Avis #68 : État de nature - Jean-Baptiste de Froment

Jusqu'ici, la sélection du Prix du Meilleur Roman des lecteurs de Points 2020 avait une particularité : celle de ne pas nous offrir de grands moments de franche rigolade. Amnésie, pauvreté, maltraitance physique et sexuelle d'enfants, addiction... on est loin du roman feel-good avec les neuf titres dont je vous ai parlé tout au long de cette première expérience en tant que juré pour un prix littéraire. Et puis arrive le dixième titre de la sélection : État de nature, premier roman de Jean-Baptiste de Froment.

Pour en revenir au roman, il se démarque donc des neuf titres précédents par son humour. Sorte de croisement français entre House of cards (pour les machinations politiques qu'il met en scène) et Le cœur a ses raisons (pour les personnages caricaturaux auxquels il donne vie), État de nature m'a permis de terminer cette aventure qu'est le Prix du Meilleur Roman Points sur une note non pas sucrée, mais assurément acidulée.

Dans une France parallèle où la présidente qui en est à son troisième septennat et que tout le monde surnomme la Vieille semble avoir progressivement disparu de la scène politique, Claude, le Commandeur de l'État, entend bien s'emparer des rênes du pouvoir. Malheureusement, la montée en puissance de la popularité de Barbara Vauvert, préfète du département oublié de l'histoire qu'est la Douvre dont il a signé l'éviction pour faire plaisir à un comparse politicien, pourrait bien lui mettre des bâtons dans les roues. D'autant plus que dans la Douvre, Arthur Cann prépare une petite révolution visant à renverser la République au profit d'une nouvelle vision du monde remettant la nature au centre des préoccupations.

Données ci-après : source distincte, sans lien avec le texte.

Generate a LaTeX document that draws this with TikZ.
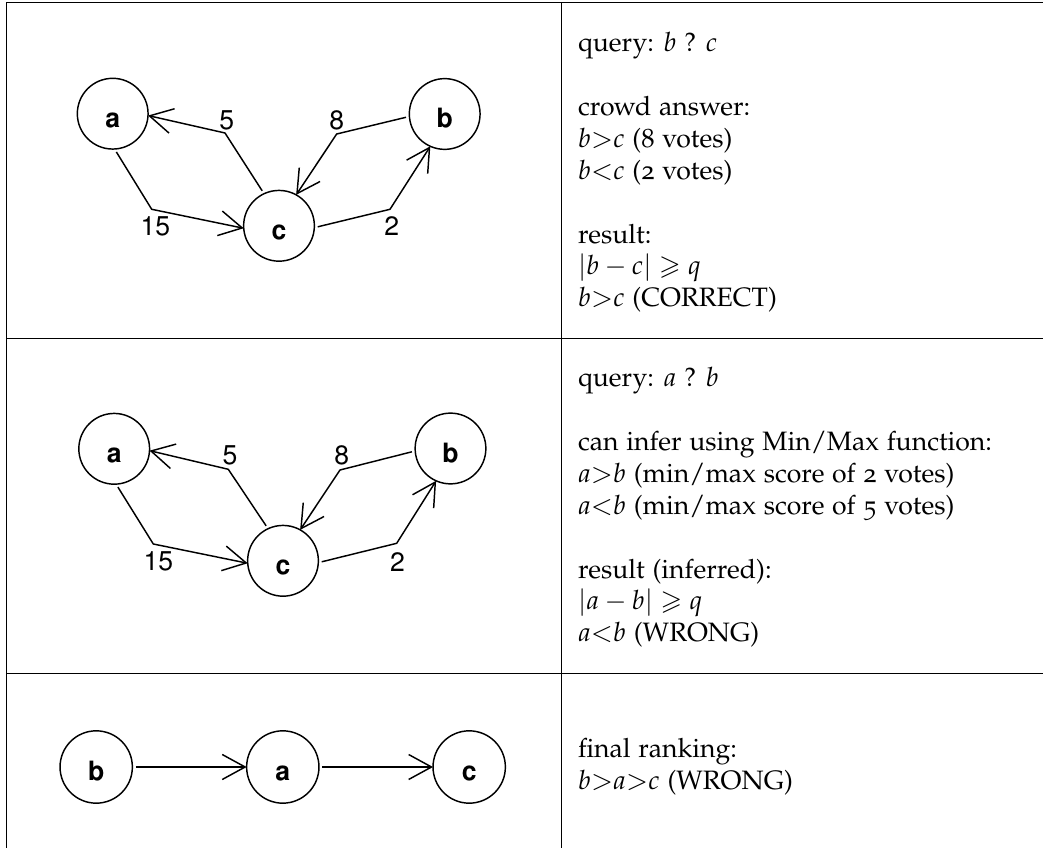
\documentclass[tikz,border=0pt]{standalone}
\usepackage[T1]{fontenc}
\usepackage[osf]{mathpazo}
\usepackage{amssymb}
\usetikzlibrary{arrows.meta}
\newcommand{\diagsans}{\fontfamily{phv}\fontsize{10}{12}\selectfont}
\begin{document}
\begin{tikzpicture}[x=0.376pt,y=-0.376pt,
  vtx/.style={circle, draw, line width=0.55pt, minimum size=26.6pt, inner sep=0pt, outer sep=0pt, text height=10.2pt, text depth=0pt, font=\diagsans\bfseries},
  conn/.style={line width=0.55pt, line join=round, shorten <=1.3pt, -{Straight Barb[length=8.6pt,width=9.4pt]}},
  num/.style={inner sep=0pt, font=\diagsans},
  txt/.style={anchor=base west, inner sep=0pt, font=\fontsize{10}{12}\selectfont},
  rule/.style={line width=0.45pt}]
\useasboundingbox (0,0) rectangle (1043,848);
% table rules
\draw[rule] (6.3,2.7) -- (1043,2.7);
\draw[rule] (6.3,2.7) -- (6.3,848);
\draw[rule] (561.7,2.7) -- (561.7,848);
\draw[rule] (6.3,338.3) -- (1043,338.3);
\draw[rule] (6.3,673.3) -- (1043,673.3);

% ---------- row 1 ----------
\node[vtx] (a1) at (112.7,113.7) {a};
\node[vtx] (b1) at (444.7,114) {b};
\node[vtx] (c1) at (279,225.8) {c};
\coordinate (ca1) at (225,133);
\coordinate (ac1) at (151.7,209.3);
\coordinate (bc1) at (336.7,134);
\coordinate (cb1) at (390,209.3);
\draw[conn] (c1.115) -- (ca1) -- (a1.-3);
\draw[conn] (a1.-87) -- (ac1) -- (c1.184);
\draw[conn] (b1.184) -- (bc1) -- (c1.61);
\draw[conn] (c1.-3) -- (cb1) -- (b1.246);
\node[num] (n5a) at (226.7,121.2) {5};
\node[num] (n8a) at (336.7,120.3) {8};
\node[num] (n15a) at (155.3,226.2) {15};
\node[num] (n2a) at (391.7,225.8) {2};

\node[txt] (t11) at (577.5,51.7) {query: $b$ ? $c$};
\node[txt] (t12) at (577.5,115.5) {crowd answer:};
\node[txt] (t13) at (577.5,147.4) {$b{>}c$ (8 votes)};
\node[txt] (t14) at (577.5,179.3) {$b{<}c$ (2 votes)};
\node[txt] (t15) at (577.5,243.1) {result:};
\node[txt] (t16) at (577.5,275) {$|b-c| \geqslant q$};
\node[txt] (t17) at (577.5,306.9) {$b{>}c$ (CORRECT)};

% ---------- row 2 ----------
\node[vtx] (a2) at (114.2,448.8) {a};
\node[vtx] (b2) at (450.5,448.5) {b};
\node[vtx] (c2) at (283,560.8) {c};
\coordinate (ca2) at (228.3,469.3);
\coordinate (ac2) at (153.3,544);
\coordinate (bc2) at (340,470);
\coordinate (cb2) at (396.7,543.3);
\draw[conn] (c2.115) -- (ca2) -- (a2.-3);
\draw[conn] (a2.-87) -- (ac2) -- (c2.184);
\draw[conn] (b2.184) -- (bc2) -- (c2.61);
\draw[conn] (c2.-3) -- (cb2) -- (b2.246);
\node[num] (n5b) at (230,455.7) {5};
\node[num] (n8b) at (341.7,455.7) {8};
\node[num] (n15b) at (158.3,561.7) {15};
\node[num] (n2b) at (397.5,561.7) {2};

\node[txt] (t21) at (577.5,386.7) {query: $a$ ? $b$};
\node[txt] (t22) at (577.5,450.5) {can infer using Min/Max function:};
\node[txt] (t23) at (577.5,482.4) {$a{>}b$ (min/max score of 2 votes)};
\node[txt] (t24) at (577.5,514.3) {$a{<}b$ (min/max score of 5 votes)};
\node[txt] (t25) at (577.5,578.1) {result (inferred):};
\node[txt] (t26) at (577.5,610) {$|a-b| \geqslant q$};
\node[txt] (t27) at (577.5,641.9) {$a{<}b$ (WRONG)};

% ---------- row 3 ----------
\node[vtx, minimum size=27.2pt] (b3) at (96.2,767) {b};
\node[vtx, minimum size=27.2pt] (a3) at (282.8,767) {a};
\node[vtx, minimum size=27.2pt] (c3) at (469.2,767) {c};
\draw[conn] (b3) -- (a3);
\draw[conn] (a3) -- (c3);

\node[txt] (t31) at (577.5,757.3) {final ranking:};
\node[txt] (t32) at (577.5,789.2) {$b{>}a{>}c$ (WRONG)};
\end{tikzpicture}
\end{document}
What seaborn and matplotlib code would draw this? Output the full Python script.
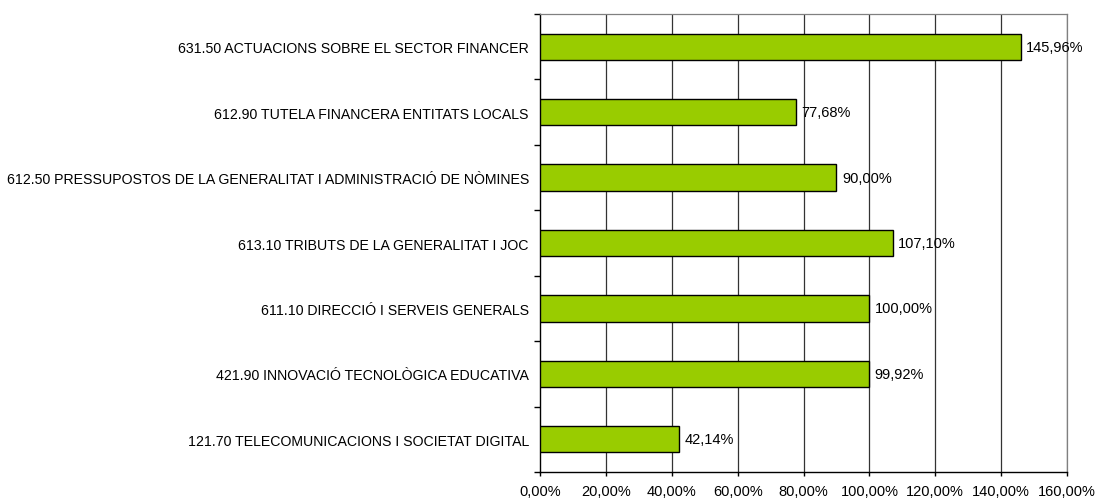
import pandas as pd
import numpy as np
import matplotlib.pyplot as plt
import seaborn as sns
from matplotlib.ticker import FixedLocator, FuncFormatter

# =========================
# DATA
# =========================
programes = [
    "631.50 ACTUACIONS SOBRE EL SECTOR FINANCER",
    "612.90 TUTELA FINANCERA ENTITATS LOCALS",
    "612.50 PRESSUPOSTOS DE LA GENERALITAT I ADMINISTRACIÓ DE NÒMINES",
    "613.10 TRIBUTS DE LA GENERALITAT I JOC",
    "611.10 DIRECCIÓ I SERVEIS GENERALS",
    "421.90 INNOVACIÓ TECNOLÒGICA EDUCATIVA",
    "121.70 TELECOMUNICACIONS I SOCIETAT DIGITAL",
]
percentatges = [145.96, 77.68, 90.00, 107.10, 100.00, 99.92, 42.14]
xticks = [0, 20, 40, 60, 80, 100, 120, 140, 160]

df = pd.DataFrame({"programa": programes, "pct": percentatges})

sns.set_style("white")
plt.rcParams['font.family'] = ['Liberation Sans', 'DejaVu Sans']
plt.rcParams['font.size'] = 10
plt.rcParams['text.color'] = 'black'
plt.rcParams['xtick.color'] = 'black'
plt.rcParams['ytick.color'] = 'black'

fig = plt.figure(figsize=(10.98, 5.02), dpi=100)
ax = fig.add_axes([540 / 1098, 1 - 473 / 502, 527 / 1098, 458 / 502])

sns.barplot(data=df, y="programa", x="pct", orient="h", width=0.4,
            color="#99CC00", edgecolor="black", linewidth=1, saturation=1,
            ax=ax, zorder=3)

ax.set_xlim(0, 160)
ax.set_ylim(len(programes) - 0.5, -0.5)
ax.set_xticks(xticks)
ax.xaxis.set_major_formatter(FuncFormatter(lambda v, p: f"{v:.2f}".replace(".", ",") + "%"))
ax.set_xlabel("")
ax.set_ylabel("")

# vertical grid
for x in xticks[1:]:
    ax.axvline(x, color="#333333", lw=0.9, zorder=1)

# spines
for s in ["top", "right"]:
    ax.spines[s].set_color("#808080")
    ax.spines[s].set_linewidth(0.9)
for s in ["left", "bottom"]:
    ax.spines[s].set_color("black")
    ax.spines[s].set_linewidth(1)

ax.tick_params(axis="x", direction="out", length=3, width=1, pad=6, bottom=True, labelsize=10.5)
ax.tick_params(axis="y", which="major", length=0, pad=8, labelsize=10.2)
ax.yaxis.set_minor_locator(FixedLocator(np.arange(-0.5, len(programes), 1)))
ax.tick_params(axis="y", which="minor", direction="out", length=4, width=1, left=True)

labels = [f"{v:.2f}".replace(".", ",") + "%" for v in percentatges]
ax.bar_label(ax.containers[0], labels=labels, padding=4, fontsize=10.5, zorder=4)

plt.savefig("out.png", dpi=100)
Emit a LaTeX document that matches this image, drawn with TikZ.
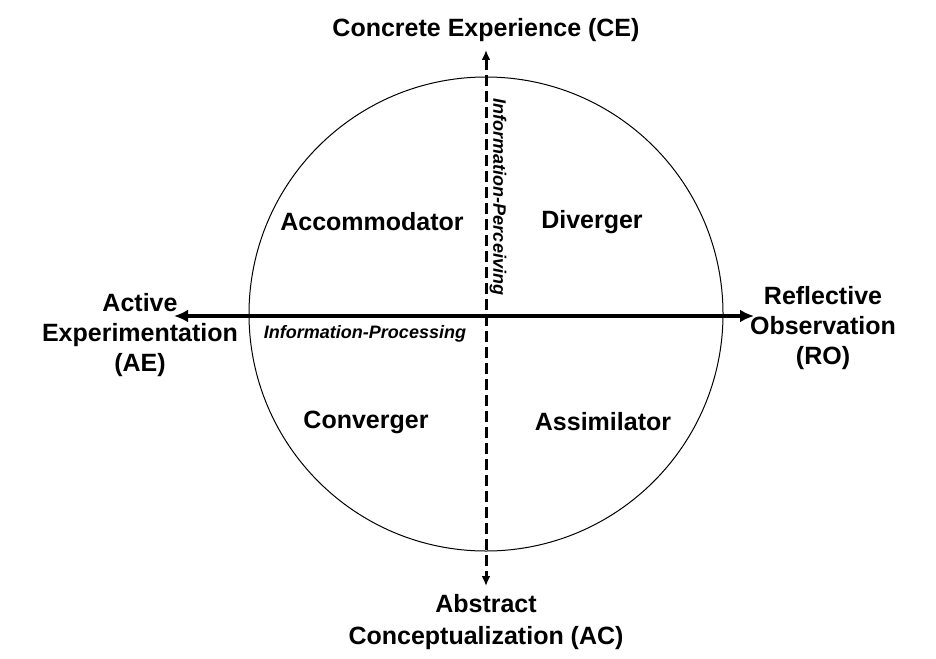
\documentclass[tikz,border=0pt]{standalone}
\usepackage{fontspec}
\setmainfont{Liberation Sans}
\usetikzlibrary{arrows.meta}
\begin{document}
\begin{tikzpicture}[x=1pt,y=-1pt,
  lbl/.style={font=\bfseries\fontsize{25}{29}\selectfont,align=center,inner sep=0pt},
  quad/.style={font=\bfseries\fontsize{25}{29}\selectfont,inner sep=0pt},
  ital/.style={font=\itshape\bfseries\fontsize{18}{20}\selectfont,inner sep=0pt}]
\useasboundingbox (0,0) rectangle (936,658);
\node[circle,draw,line width=1pt,minimum size=474pt,inner sep=0pt] (c) at (486,314) {};
\coordinate (l) at (174,316); \coordinate (r) at (754,316);
\coordinate (t) at (486,50); \coordinate (b) at (486,586);
\draw[line width=4pt,{Latex[length=14pt,width=13pt]}-{Latex[length=14pt,width=13pt]}] (l) -- (r);
\draw[line width=3pt,dash pattern=on 11pt off 5pt,{Latex[length=10pt,width=9pt]}-{Latex[length=10pt,width=9pt]}] (t) -- (b);
\node[lbl] (ce) at (486,30) {Concrete Experience (CE)};
\node[lbl] (ae) at (140,335) {Active\\[1pt]Experimentation\\[1pt](AE)};
\node[lbl] (ro) at (823,328) {Reflective\\[1pt]Observation\\[1pt](RO)};
\node[lbl] (ac) at (486,622) {Abstract\\[3pt]Conceptualization (AC)};
\node[quad] (acc) at (372,222) {Accommodator};
\node[quad] (div) at (592,222) {Diverger};
\node[quad] (con) at (366,422) {Converger};
\node[quad] (ass) at (603,422) {Assimilator};
\node[ital] (ip) at (365,334) {Information-Processing};
\node[ital,rotate=-90] (ipc) at (498,197) {Information-Perceiving};
\end{tikzpicture}
\end{document}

On suit donc tout ce petit monde dans une guerre sans merci pour le pouvoir où tous les coups sont permis. Claude, aidé de sa Gens Claudia, ses conseillers parmi lesquels se trouve l'hilarant Jean-Pierre Barte et sa coiffure d'épagneul qui ne craint aucune contradiction pourvu qu'il puisse récupérer quelques miettes du pouvoir au passage, n'aura qu'une idée en tête : neutraliser Barbara. Et tout ça est raconté finement, dans un déferlement d'humour corrosif.

Je n'y connais pas grand chose en politique, je vis dans un pays où elle est particulièrement compliquée à suivre, et pourtant je ne me suis jamais senti perdu dans le roman de Jean-Baptiste de Froment. Sans doute parce qu'il ne part jamais dans de longues explications au profit d'un rythme soutenu et d'une forme originale : on pense d'abord être en présence d'un simple roman avant de soupçonner d'être face à une chronique historique avant de se rendre compte qu'il s'agit en fait d'un texte épique qui, comme la Chanson de Roland ou la Légende d'Ulenspiegel, fige dans le marbre une figure héroïque qui pourrait être le reflet de toute une civilisation.

C'est un roman qui fait plaisir, qui fait rire et réfléchir. Une jolie découverte pour clore une jolie expérience.